Answer

**step1** Understanding the problem

The problem asks us to determine if the given point $$(0,0)$$ is a solution to the inequality $$2x-3y\geq -2$$. To do this, we need to substitute the values of x and y from the point into the inequality and check if the resulting statement is true.

**step2** Identifying the values for x and y

The given point is $$(0,0)$$. In a coordinate pair $$(x,y)$$, the first number represents x and the second number represents y. So, for this point, the value of x is 0, and the value of y is 0.
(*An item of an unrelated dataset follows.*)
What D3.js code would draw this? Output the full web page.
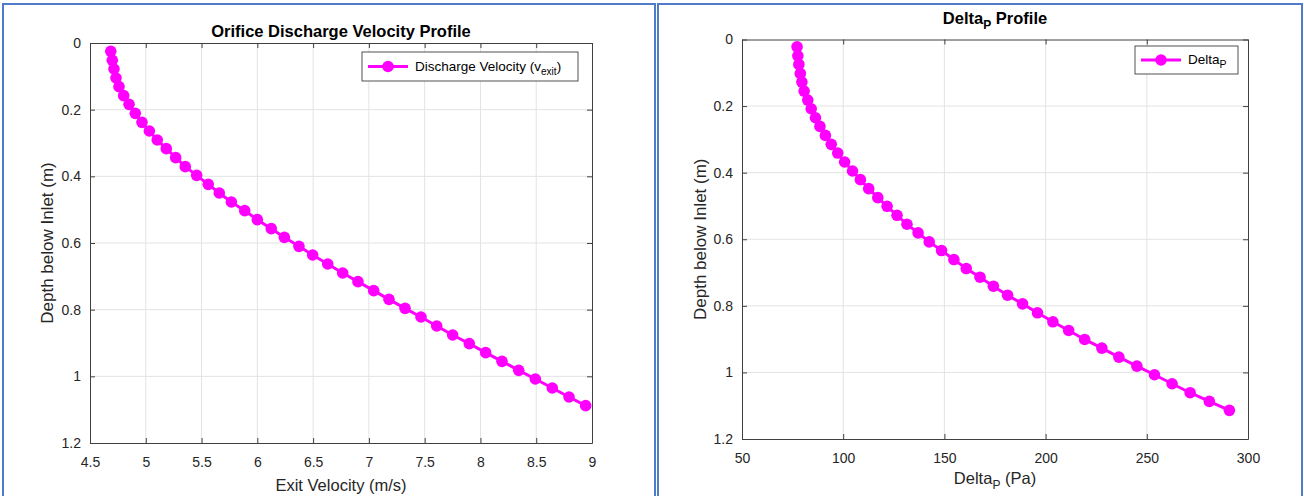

**step3** Substituting the values into the inequality

Now, we substitute x = 0 and y = 0 into the inequality $$2x-3y\geq -2$$.
This means we replace 'x' with 0 and 'y' with 0:
$$2(0) - 3(0) \geq -2$$

**step4** Performing the multiplication operations

Next, we perform the multiplication operations on the left side of the inequality:
$$2 \times 0 = 0$$
$$3 \times 0 = 0$$
So the inequality becomes:
$$0 - 0 \geq -2$$

**step5** Performing the subtraction operation

Now, we perform the subtraction operation on the left side of the inequality:
$$0 - 0 = 0$$
The inequality simplifies to:
$$0 \geq -2$$

**step6** Evaluating the final inequality

Finally, we evaluate if the statement $$0 \geq -2$$ is true.
We know that 0 is indeed greater than -2. Therefore, the statement is true.

**step7** Concluding whether the point is a solution

Since substituting the point $$(0,0)$$ into the inequality $$2x-3y\geq -2$$ results in a true statement ($$0 \geq -2$$), the point $$(0,0)$$ is a solution to the inequality.